Долго не мог встать. Разрывалась голова; обмерзшие пряди волос холодно зазвенели на лбу.
«Где же я?» Свистит пурга, засыпают снега, сковывает мороз. В конце концов встал и со стоном упал назад — закоченелые ноги не слушали его.
«Где же я?»
Наискось нависло над ним старое дерево, зажатое высокими стогами.
«Подожди, да это же хутор Варчуков».
Снова хотел встать, но ноги были как бревна.
«Врете, гады! Если не убили, то не умру просто так».
Боком пополз по снегу, глубоко вспахивая собой сыпучее поле. Задыхался. Снег забивал ноздри, рот, засыпал шею; костенели руки — грел их подмышками и снова полз. Провалился в ров, извиваясь, обрывая ногти, выбирался из него, уже не чувствуя пальцев.
Вырвался из холодного плена и снова полз.
«Врете — не одолеете!»
Конями вылетают ветры, воют, ревут, засыпают снегами.
Не вырвешься из их плена, и занесут заносы, только весной, обгрызенного зверьми (не найдет зверь, мыши обгрызут), отыщет тебя хлебороб по кускам одежды догадается, чье тело нашло приют на его поле…
«Врете — жизнь меня ждет, мать выглядывает. И я приползу к ней».
Снежной насыпью поднялась дорога, доползти до нее, а там и домой недалеко. Отдохнуть немного, дух перевести…

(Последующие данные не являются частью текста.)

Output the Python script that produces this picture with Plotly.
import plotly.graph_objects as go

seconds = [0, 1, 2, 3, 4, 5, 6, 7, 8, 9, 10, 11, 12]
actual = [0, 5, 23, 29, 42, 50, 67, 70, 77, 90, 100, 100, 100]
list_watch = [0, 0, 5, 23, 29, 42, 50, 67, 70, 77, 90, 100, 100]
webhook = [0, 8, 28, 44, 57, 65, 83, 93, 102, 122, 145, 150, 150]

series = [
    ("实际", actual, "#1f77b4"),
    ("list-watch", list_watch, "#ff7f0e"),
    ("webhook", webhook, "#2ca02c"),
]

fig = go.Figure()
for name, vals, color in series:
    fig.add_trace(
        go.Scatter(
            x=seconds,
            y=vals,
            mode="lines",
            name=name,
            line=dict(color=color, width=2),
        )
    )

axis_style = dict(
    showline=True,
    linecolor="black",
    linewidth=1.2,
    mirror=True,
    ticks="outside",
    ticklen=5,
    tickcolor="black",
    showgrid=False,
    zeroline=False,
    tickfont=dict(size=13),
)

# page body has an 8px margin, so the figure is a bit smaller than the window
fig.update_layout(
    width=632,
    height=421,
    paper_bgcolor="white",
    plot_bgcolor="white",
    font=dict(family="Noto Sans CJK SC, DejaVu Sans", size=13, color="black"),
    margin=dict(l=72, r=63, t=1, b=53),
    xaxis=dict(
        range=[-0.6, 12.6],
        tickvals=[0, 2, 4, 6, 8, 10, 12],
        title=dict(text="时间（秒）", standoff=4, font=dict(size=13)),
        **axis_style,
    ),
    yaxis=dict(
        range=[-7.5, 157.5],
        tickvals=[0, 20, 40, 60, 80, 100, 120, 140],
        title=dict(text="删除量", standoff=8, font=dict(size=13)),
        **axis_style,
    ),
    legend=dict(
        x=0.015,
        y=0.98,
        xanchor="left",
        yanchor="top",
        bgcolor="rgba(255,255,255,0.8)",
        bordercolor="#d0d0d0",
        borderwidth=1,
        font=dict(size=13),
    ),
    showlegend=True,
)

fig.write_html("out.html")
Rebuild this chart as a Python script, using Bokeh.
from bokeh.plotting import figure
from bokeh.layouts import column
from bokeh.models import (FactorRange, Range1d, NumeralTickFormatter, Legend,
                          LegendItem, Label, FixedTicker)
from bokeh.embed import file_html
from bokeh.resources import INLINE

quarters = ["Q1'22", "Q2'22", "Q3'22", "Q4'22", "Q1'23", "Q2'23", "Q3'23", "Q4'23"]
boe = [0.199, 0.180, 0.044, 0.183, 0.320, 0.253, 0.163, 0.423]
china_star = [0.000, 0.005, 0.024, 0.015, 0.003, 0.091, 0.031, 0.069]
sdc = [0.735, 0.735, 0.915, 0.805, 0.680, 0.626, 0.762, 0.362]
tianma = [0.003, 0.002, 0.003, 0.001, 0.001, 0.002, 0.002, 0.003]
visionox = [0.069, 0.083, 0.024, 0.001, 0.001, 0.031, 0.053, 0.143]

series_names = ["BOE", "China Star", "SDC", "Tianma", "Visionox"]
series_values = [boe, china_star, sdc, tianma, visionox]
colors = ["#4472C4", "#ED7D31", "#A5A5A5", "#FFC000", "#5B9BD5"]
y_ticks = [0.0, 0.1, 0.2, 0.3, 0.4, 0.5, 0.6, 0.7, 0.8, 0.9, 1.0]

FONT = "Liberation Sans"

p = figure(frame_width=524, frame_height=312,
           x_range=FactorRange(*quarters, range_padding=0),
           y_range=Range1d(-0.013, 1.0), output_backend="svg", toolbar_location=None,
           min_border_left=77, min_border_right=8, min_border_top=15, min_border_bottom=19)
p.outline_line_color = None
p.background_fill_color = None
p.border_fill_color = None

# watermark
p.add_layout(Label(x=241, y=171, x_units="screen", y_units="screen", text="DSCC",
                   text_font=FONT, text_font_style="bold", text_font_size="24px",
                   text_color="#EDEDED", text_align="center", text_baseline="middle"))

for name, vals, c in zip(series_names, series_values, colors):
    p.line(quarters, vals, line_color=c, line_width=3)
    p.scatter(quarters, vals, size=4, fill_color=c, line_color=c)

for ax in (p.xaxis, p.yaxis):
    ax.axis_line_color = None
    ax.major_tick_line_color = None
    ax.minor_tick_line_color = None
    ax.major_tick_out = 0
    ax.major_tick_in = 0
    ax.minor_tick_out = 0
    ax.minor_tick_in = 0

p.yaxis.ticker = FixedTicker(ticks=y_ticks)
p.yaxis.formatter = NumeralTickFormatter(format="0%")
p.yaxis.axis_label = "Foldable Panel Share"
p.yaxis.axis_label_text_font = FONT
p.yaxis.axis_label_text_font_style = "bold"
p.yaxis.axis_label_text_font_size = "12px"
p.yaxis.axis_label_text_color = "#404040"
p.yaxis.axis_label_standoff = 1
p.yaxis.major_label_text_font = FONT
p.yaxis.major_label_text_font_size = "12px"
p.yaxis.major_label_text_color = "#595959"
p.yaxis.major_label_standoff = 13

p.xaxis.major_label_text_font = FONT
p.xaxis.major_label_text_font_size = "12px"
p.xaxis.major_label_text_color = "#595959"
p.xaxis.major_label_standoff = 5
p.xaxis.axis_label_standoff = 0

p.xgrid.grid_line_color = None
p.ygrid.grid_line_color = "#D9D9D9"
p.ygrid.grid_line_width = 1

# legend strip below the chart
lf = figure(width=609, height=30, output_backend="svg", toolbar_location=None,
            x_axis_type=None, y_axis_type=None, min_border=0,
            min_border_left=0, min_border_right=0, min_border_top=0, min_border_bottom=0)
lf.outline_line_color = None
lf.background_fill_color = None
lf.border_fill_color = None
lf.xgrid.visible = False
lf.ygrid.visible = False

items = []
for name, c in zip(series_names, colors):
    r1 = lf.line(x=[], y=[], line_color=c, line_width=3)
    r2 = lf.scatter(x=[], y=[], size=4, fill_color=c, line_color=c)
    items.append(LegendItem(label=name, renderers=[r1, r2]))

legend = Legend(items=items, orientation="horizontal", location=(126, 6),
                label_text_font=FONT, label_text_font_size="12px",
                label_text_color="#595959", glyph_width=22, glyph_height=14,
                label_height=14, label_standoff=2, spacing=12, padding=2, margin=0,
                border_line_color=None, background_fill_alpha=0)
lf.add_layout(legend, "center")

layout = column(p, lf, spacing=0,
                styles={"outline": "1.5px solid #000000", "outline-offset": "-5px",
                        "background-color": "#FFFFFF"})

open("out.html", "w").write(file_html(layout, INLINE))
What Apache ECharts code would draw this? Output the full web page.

Как тепло становится, брызнуло солнце на черные поля… Какой там черт брызнул! Это мороз его заковывает. Головой в снег, локтем в снег, обе руки под себя, и боком, боком на дорогу, потому что его мать дома выглядывает, Марта надеется на него, ему жить, работать надо… Проклятущие ноги! Кровь течет с нёба.
«Не выплевывать — обледенеет на подбородке»… Больно сдерживает примороженными устами тягучую жидкость и вытягивается на дорогу. Вроде кто-то нависает над ним.

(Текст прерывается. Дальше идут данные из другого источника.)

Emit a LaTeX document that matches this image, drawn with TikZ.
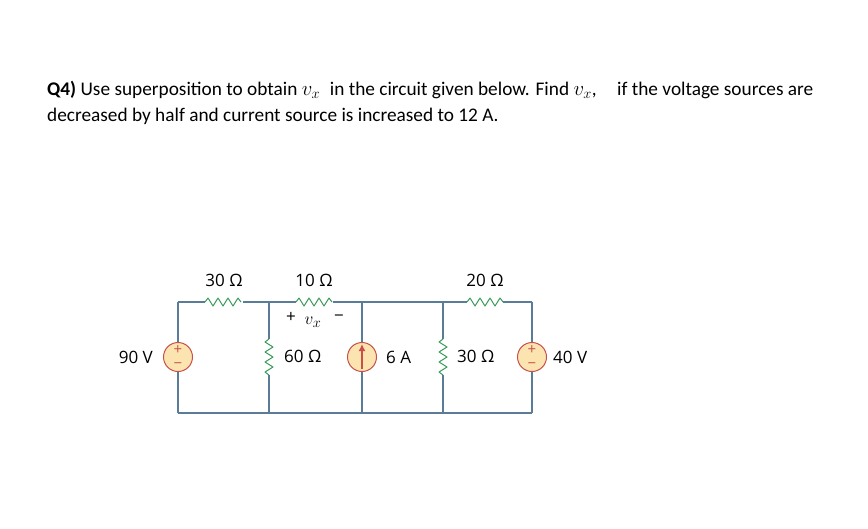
\documentclass[tikz,border=0pt]{standalone}
\usepackage{fontspec}
\usetikzlibrary{arrows.meta}
\setmainfont{Carlito}
\newfontfamily\lbl{Open Sans}
\begin{document}
\begin{tikzpicture}[x=1pt,y=-1pt,
  wire/.style={draw=wirec,line width=1.1pt},
  res/.style={draw=resc,line width=1pt,line join=round},
  src/.style={circle,draw=srcc,fill=srcf,line width=1pt,minimum size=29pt,inner sep=0pt},
  lab/.style={font=\lbl\fontsize{17}{19}\selectfont,inner sep=0pt},
  sgn/.style={font=\lbl\fontsize{15}{15}\selectfont,text=srcc,inner sep=0pt}]
\definecolor{wirec}{HTML}{5B7C99}
\definecolor{resc}{HTML}{3A9A5A}
\definecolor{srcc}{HTML}{C9504A}
\definecolor{srcf}{HTML}{FCE4B0}
\useasboundingbox (0,0) rectangle (868,528);
\node[anchor=west,inner sep=0pt,font=\fontsize{19.3}{22}\selectfont] (t1) at (47,90) {\textbf{Q4)} Use superposition to obtain $v_x$\; in the circuit given below. Find $v_x$,\;\;\; if the voltage sources are};
\node[anchor=west,inner sep=0pt,font=\fontsize{19.3}{22}\selectfont] (t2) at (47,116) {decreased by half and current source is increased to 12 A.};
% coordinates
\coordinate (tl) at (178,302); \coordinate (bl) at (178,413);
\coordinate (ta) at (269,302); \coordinate (ba) at (269,413);
\coordinate (tb) at (362,302); \coordinate (bb) at (362,413);
\coordinate (tc) at (443,302); \coordinate (bc) at (443,413);
\coordinate (tr) at (532,302); \coordinate (br) at (532,413);
\node[src] (v1) at (178,357) {};
\node[src] (is) at (362,357) {};
\node[src] (v2) at (532,357) {};
% bottom
\draw[wire] (bl) -- (br);
% verticals
\draw[wire] (v1) -- (tl); \draw[wire] (v1) -- (bl);
\draw[wire] (is) -- (tb); \draw[wire] (is) -- (bb);
\draw[wire] (v2) -- (tr); \draw[wire] (v2) -- (br);
\draw[wire] (ta) -- (269,339); \draw[wire] (269,375) -- (ba);
\draw[wire] (tc) -- (443,339); \draw[wire] (443,375) -- (bc);
% top wires
\draw[wire] (tl) -- (205,302); \draw[wire] (243,302) -- (296,302);
\draw[wire] (333,302) -- (467,302); \draw[wire] (503,302) -- (tr);
% horizontal resistors
\foreach \a in {205,296,467}{
 \draw[res] (\a,302) -- ++(3,-4) -- ++(5,8) -- ++(5,-8) -- ++(5,8) -- ++(5,-8) -- ++(5,8) -- ++(5,-8) -- ++(3,4);}
% vertical resistors
\foreach \a in {269,443}{
 \draw[res] (\a,339) -- ++(-4,3) -- ++(8,5) -- ++(-8,5) -- ++(8,5) -- ++(-8,5) -- ++(8,5) -- ++(-8,5) -- ++(4,3);}
% source symbols
\node[sgn] (p1) at (178,350) {+};
\node[sgn] (m1) at (178,366) {\char"2212};
\node[sgn] (p2) at (532,350) {+};
\node[sgn] (m2) at (532,366) {\char"2212};
\draw[srcc,line width=1.4pt,-{Latex[length=7pt,width=7pt]}] (362,369) -- (362,344);
% labels
\node[lab] (l1) at (224,280) {30 Ω};
\node[lab] (l2) at (314,280) {10 Ω};
\node[lab] (l3) at (485,280) {20 Ω};
\node[lab,anchor=east] (l4) at (153,357) {90 V};
\node[lab,anchor=west] (l5) at (284,356) {60 Ω};
\node[lab,anchor=west] (l6) at (386,357) {6 A};
\node[lab,anchor=west] (l7) at (457,356) {30 Ω};
\node[lab,anchor=west] (l8) at (553,357) {40 V};
\node[lab] (pl) at (291,317) {+};
\node[lab,font=\lbl\fontsize{19}{19}\selectfont] (vx) at (313,322) {$v_x$};
\node[lab] (mi) at (339,318) {\char"2212};
\end{tikzpicture}
\end{document}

Какой там черт нависает — это мороз хочет сковать его. «Переползай, парень, дорогу — недаром к девушке ходил».
Где-то издалека замычала корова. «Скотина кровь слышит».
— Дмитрий, это ты?
«Ге-ге-ге! Вишь, как подходит. Дмитрием называет».

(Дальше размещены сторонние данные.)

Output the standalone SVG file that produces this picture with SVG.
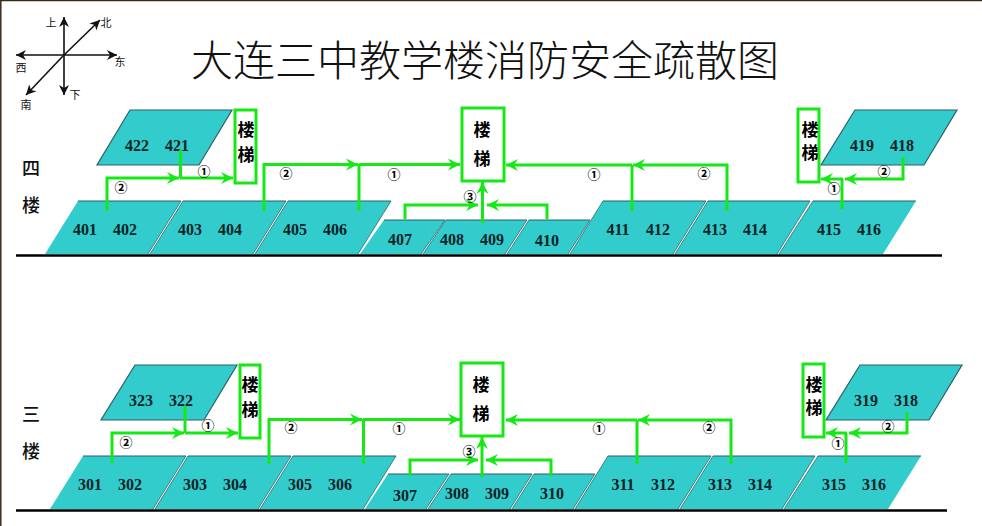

Голову в снег, плечо в снег, руки под себя — и вперед…
— Дмитрий, сынок!
«Неужели мать? В такое ненастье!»
— Это вы, мама! — хрипит и по знакомому с детства аромату материнских волос, по прикосновенью пальцев к лицу, как может только она дотронуться, он узнает свою наибольшую любовь. — Плохой я, мама, не осудите. И умер бы, так вы у меня есть. — И начинает катиться в безвестность.
Только одна мать знает цену своему дитяти. Только одна мать заглянет в те тайники сердца, которое никому неизвестны. И она уже знает его волю — не надо звать людей. Натруженными большими руками берет подмышки сына и тянет снегами, не чувствуя ни веса, ни усталости…
Боль пронизывает до костей, ходит, перекатывается, сверлит буравами тело; отмерзают темно-русые пряди волос, жидкая красная мазка катится по лицу, а мать хлопочет возле сапог — никак снять не может. Тогда, не спрашивая его, молча берет нож, на живом теле режет голенища. Зашипел и прикусил примороженную губу, когда мать сорвала примерзшие портянки. Ноги начинают разбухать, отекать, раздаваться; четверо глаз со страхом скрещиваются на них. Затягиваются впадины между пальцами, заплывают рыхлым тестом, из глубины которого маленькими глазками белеют ногти.
— Ничего, ничего! — бросается мать в хату, приносит несоленое гусиное сало и им до колен смазывает раздутые бревна ног, после кутает чистым льняным холстом, поит водкой, настоянной на тысячелистнике и девясиле.
— Разве же это люди? Это звери, кулаки, — срывается в стон голос матери.
— А вы же думали… Скажете, что упал с лестницы в амбаре, потерял сознание, обмерз. Чтобы никто… — хрипит.
— Знаю, знаю сынок, — склоняется над ним, как над ребенком, укладывает спать. Белую подушку грязнит сукровица, кричит все тело, печет огонь; парень не может даже пошевелиться, и снова ароматная водка горячит губы и рот…
Несколько дней плевался кровью и без помощи матери не мог повернуться. Днем боль немного уменьшалась, а ночью, чтобы не кричать, зажимал зубами уголок подушки, жадно пил первач.
— Может, в район за врачом поехать?
— Никакого врача. Тогда сам себя изведу… Выздоровею, на живом засохнет! — хрипел простуженной грудью.
Мать сама обстригла голову, чтобы скорее залечилась; синяки начали бледнеть. Больше всего беспокоили ноги — не мог стать.
«Неужели калекой буду? Так и не отблагодарю барчуков!» — Скрипел от злости и бессилия зубами. Самым невыносимым, самым страшным было даже не увечье.